STATEMENTS  | Monday, April 21, 2025

Pope Francis' legacy will be defined by a series of 'firsts'

Statement by Archbishop Thomas Wenski on the death of Pope Francis

By Communications Department - Archdiocese of Miami

Miami Shores, FL (April 21, 2025) – In Evangelii Gaudium ('Joy of the Gospel'), Pope Francis said: I prefer a Church which is bruised, hurting and dirty because it has been out on the streets, rather than a Church which is unhealthy from being confined and from clinging to its security.

Pope Francis saw the Church as a “field hospital” called to tend to the wounded on the battlefields of life, offering her medicine of mercy to all. The Church, Pope Francis insisted, is not only to teach but to act—to embrace those on the periphery and to bring the light of Christ to the darkest corners of society.

Shortly after his election as Pope, his first visit outside of Rome was to the marooned African boat people washed ashore on the small Italian island of Lampedusa. He never tired of defending the displaced migrant nor embracing the marginalized or excluded, whether at a papal audience in St. Peter’s Square or in a prison.

His legacy will be defined by a series of “firsts”: the first Jesuit Pope, the first Pope from the Americas, the first Pope to address a joint session of the U.S. Congress, and the first Pope to appoint women to high positions in the Roman Curia previously held only by male prelates.

We live, he said, not in an era of change but in the change of an era. Because scandals had undermined people’s trust in society’s institutions, whether political, academic, economical or religious, he defied the institutional “norms” of the Papal court: he carried his valise, refused to be chauffeured in limousines, and eschewed symbols of pomp and circumstance, living not in the Apostolic Palace but in a room at the Vatican’s “hotel”. In this way, he inspired many to give the Church a second look. And perhaps he was more highly regarded by those outside the Church than by many within the Church.

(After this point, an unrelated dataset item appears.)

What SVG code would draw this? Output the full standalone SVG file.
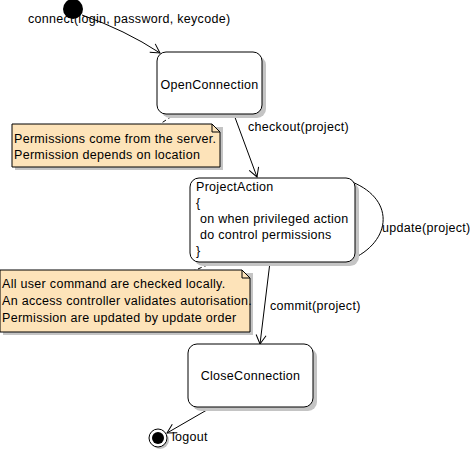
<svg xmlns="http://www.w3.org/2000/svg" width="474" height="453" viewBox="0 0 474 453">
<style>
text{font-family:"Liberation Sans",Arial,sans-serif;font-size:12.5px;letter-spacing:0.3px;fill:#000}
.state{fill:#fff;stroke:#000;stroke-width:1}
.shadow{fill:#c4c4c4;stroke:none}
.note{fill:#fde3b9;stroke:#000;stroke-width:1}
.edge{fill:none;stroke:#000;stroke-width:1}
.dash{fill:none;stroke:#000;stroke-width:1;stroke-dasharray:4,3}
</style>
<defs>
<marker id="open" markerWidth="12" markerHeight="12" refX="10" refY="6" orient="auto" markerUnits="userSpaceOnUse">
<path d="M1,1 L10,6 L1,11" fill="none" stroke="#000" stroke-width="1"/>
</marker>
</defs>
<rect width="474" height="453" fill="#fff"/>

<g id="connectors">
<path class="edge" d="M82,15 Q125,30 160,53" marker-end="url(#open)"/>
<text x="28" y="23">connect(login, password, keycode)</text>
<path class="edge" d="M233,112 L257,177" marker-end="url(#open)"/>
<text x="248" y="131">checkout(project)</text>
<path class="edge" d="M352,182 C397,200 392,245 345,262" marker-end="url(#open)"/>
<text x="382" y="232">update(project)</text>
<path class="edge" d="M270,262 L260,344" marker-end="url(#open)"/>
<text x="270" y="310">commit(project)</text>
<path class="edge" d="M212,407 L167,433" marker-end="url(#open)"/>
<text x="172" y="441">logout</text>
<path class="dash" d="M201,97 L160,124"/>
<path class="dash" d="M234,254 L193,271"/>
</g>

<g id="start">
<circle cx="73" cy="9" r="10" fill="#000"/>
</g>

<g id="OpenConnection">
<rect class="shadow" x="161" y="56" width="105" height="62" rx="9"/>
<rect class="state" x="157" y="52" width="105" height="62" rx="9"/>
<text x="209.5" y="89" text-anchor="middle">OpenConnection</text>
</g>

<g id="note1">
<rect class="shadow" x="15" y="127" width="208" height="43"/>
<path class="note" d="M12,124 L212,124 L220,132 L220,167 L12,167 Z"/>
<path class="edge" d="M212,124 L212,132 L220,132"/>
<text x="14" y="143">Permissions come from the server.</text>
<text x="14" y="159">Permission depends on location</text>
</g>

<g id="ProjectAction">
<rect class="shadow" x="194" y="182" width="165" height="84" rx="9"/>
<rect class="state" x="190" y="178" width="165" height="84" rx="9"/>
<text x="196" y="191">ProjectAction</text>
<text x="196" y="207">{</text>
<text x="200" y="223">on when privileged action</text>
<text x="200" y="239">do control permissions</text>
<text x="196" y="255">}</text>
</g>

<g id="note2">
<rect class="shadow" x="3" y="273" width="250" height="62"/>
<path class="note" d="M0,270 L242,270 L250,278 L250,332 L0,332 Z"/>
<path class="edge" d="M242,270 L242,278 L250,278"/>
<text x="2" y="288">All user command are checked locally.</text>
<text x="2" y="305">An access controller validates autorisation.</text>
<text x="2" y="322">Permission are updated by update order</text>
</g>

<g id="CloseConnection">
<rect class="shadow" x="192" y="348" width="125" height="63" rx="9"/>
<rect class="state" x="188" y="344" width="125" height="63" rx="9"/>
<text x="250.5" y="380" text-anchor="middle">CloseConnection</text>
</g>

<g id="final">
<circle cx="160" cy="440" r="9" fill="#c4c4c4"/>
<circle cx="158" cy="438" r="9" fill="#fff" stroke="#000"/>
<circle cx="158" cy="438" r="6" fill="#000"/>
</g>
</svg>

Nevertheless, his Pontificate was in continuity with those of his predecessors. If Pope Benedict XVI was the “green Pope” as the media called him for installing solar panels on the roofs of the Vatican, Pope Francis could claim to be the “greener Pope’ for his landmark encyclical on creation care, Laudato Si. While studying as a young Jesuit in Germany, he became acquainted with a Bavarian Marian devotion represented by a Baroque painting depicting Mary as the Untier or Undoer of Knots. The concept of Mary untying knots is derived from a work by St. Irenaeus of Lyons, Adversus Haereses (Against Heresies). In Book III, Chapter 22, he presents a parallel between Eve and Mary, describing how "... the knot of Eve's disobedience was loosed by the obedience of Mary. For what the virgin Eve had bound fast through unbelief, thus did the Virgin Mary set free through faith." The then Father Bergoglio introduced this devotion to Argentina where it has spread in popularity throughout the Americas. 

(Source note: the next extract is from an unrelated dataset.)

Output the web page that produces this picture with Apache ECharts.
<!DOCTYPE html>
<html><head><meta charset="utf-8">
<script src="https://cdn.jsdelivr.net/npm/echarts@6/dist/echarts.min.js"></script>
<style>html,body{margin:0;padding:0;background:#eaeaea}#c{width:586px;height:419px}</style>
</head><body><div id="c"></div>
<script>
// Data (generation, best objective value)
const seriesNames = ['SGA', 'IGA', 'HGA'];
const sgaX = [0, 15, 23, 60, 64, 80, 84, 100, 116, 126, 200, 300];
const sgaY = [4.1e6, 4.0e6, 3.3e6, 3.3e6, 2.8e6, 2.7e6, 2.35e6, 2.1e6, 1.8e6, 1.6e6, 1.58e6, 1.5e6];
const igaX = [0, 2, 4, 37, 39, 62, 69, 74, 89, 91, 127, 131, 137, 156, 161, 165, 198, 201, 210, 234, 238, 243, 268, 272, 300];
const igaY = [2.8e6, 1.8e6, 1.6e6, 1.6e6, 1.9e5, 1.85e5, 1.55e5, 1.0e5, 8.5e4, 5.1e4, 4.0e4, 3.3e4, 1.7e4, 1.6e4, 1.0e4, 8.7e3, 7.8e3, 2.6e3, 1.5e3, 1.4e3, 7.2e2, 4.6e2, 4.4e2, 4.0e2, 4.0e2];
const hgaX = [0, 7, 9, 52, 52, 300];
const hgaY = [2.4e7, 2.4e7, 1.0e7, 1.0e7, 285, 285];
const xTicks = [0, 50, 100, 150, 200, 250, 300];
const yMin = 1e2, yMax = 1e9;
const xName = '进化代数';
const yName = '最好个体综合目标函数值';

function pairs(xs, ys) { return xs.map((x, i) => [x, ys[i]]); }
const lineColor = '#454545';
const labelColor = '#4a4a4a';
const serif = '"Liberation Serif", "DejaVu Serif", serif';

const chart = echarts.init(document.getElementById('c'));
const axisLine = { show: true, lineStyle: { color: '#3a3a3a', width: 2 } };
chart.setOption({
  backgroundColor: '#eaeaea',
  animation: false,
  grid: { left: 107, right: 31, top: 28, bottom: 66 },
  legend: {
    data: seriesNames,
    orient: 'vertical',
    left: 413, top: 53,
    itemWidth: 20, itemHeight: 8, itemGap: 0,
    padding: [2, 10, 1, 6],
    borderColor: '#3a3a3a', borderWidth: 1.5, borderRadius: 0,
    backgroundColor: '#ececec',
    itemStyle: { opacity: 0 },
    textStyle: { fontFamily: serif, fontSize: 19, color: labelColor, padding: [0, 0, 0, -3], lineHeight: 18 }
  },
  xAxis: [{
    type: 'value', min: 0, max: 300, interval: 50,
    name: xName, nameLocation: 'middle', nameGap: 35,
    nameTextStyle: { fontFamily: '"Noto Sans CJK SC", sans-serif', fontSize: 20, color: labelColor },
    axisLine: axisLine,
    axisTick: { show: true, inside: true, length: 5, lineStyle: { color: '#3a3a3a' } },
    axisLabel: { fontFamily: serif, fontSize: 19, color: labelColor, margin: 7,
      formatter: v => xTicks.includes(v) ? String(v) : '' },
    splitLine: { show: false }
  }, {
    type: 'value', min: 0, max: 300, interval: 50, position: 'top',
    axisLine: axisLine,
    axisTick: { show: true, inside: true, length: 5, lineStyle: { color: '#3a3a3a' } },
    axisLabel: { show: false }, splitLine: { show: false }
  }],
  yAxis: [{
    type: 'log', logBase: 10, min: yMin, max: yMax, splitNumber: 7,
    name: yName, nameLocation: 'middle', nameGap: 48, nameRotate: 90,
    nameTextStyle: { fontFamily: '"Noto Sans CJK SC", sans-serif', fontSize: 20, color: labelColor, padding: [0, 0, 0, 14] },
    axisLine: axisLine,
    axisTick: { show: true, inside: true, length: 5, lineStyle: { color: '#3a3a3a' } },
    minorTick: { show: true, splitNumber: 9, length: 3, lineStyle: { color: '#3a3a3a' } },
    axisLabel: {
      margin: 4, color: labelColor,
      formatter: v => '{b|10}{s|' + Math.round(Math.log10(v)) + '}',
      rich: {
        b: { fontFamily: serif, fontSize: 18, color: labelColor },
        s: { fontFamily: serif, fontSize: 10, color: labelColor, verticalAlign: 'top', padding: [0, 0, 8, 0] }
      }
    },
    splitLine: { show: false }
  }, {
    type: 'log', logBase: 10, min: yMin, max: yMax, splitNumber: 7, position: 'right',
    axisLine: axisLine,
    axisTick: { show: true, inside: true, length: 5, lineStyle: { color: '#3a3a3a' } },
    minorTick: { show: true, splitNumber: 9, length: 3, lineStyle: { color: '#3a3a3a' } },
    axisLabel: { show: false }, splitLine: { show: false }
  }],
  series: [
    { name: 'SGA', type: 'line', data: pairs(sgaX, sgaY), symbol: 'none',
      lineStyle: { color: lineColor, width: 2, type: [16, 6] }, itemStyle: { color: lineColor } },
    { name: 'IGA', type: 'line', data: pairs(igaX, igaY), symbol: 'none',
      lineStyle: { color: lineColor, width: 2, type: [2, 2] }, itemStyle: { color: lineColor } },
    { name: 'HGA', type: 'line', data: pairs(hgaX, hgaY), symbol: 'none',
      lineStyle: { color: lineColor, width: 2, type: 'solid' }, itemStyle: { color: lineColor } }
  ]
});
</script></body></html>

Pope Francis understood the many knots that bind us in the world today because of our “throw away culture” (la cultura del descarte) and the “globalization of indifference.” 

A marble relief portrait over the gallery doors of the House Chamber in the U.S. Capitol depicts Moses. Referring to this iconic image when addressing the joint session, Pope Francis said: "The figure of Moses leads us directly to God and thus to the transcendent dignity of the human being. Moses provides us with a good synthesis of your work: you are asked to protect, by means of the law, the image and likeness fashioned by God on every human face." 

Pope Francis leaves this world as a “pilgrim of hope”. “May choirs of angels welcome you and lead you to the bosom of Abraham; and where Lazarus is poor no longer may you find eternal rest.” And may Mary, Mother of the Church and undoer of knots, set us free through faith.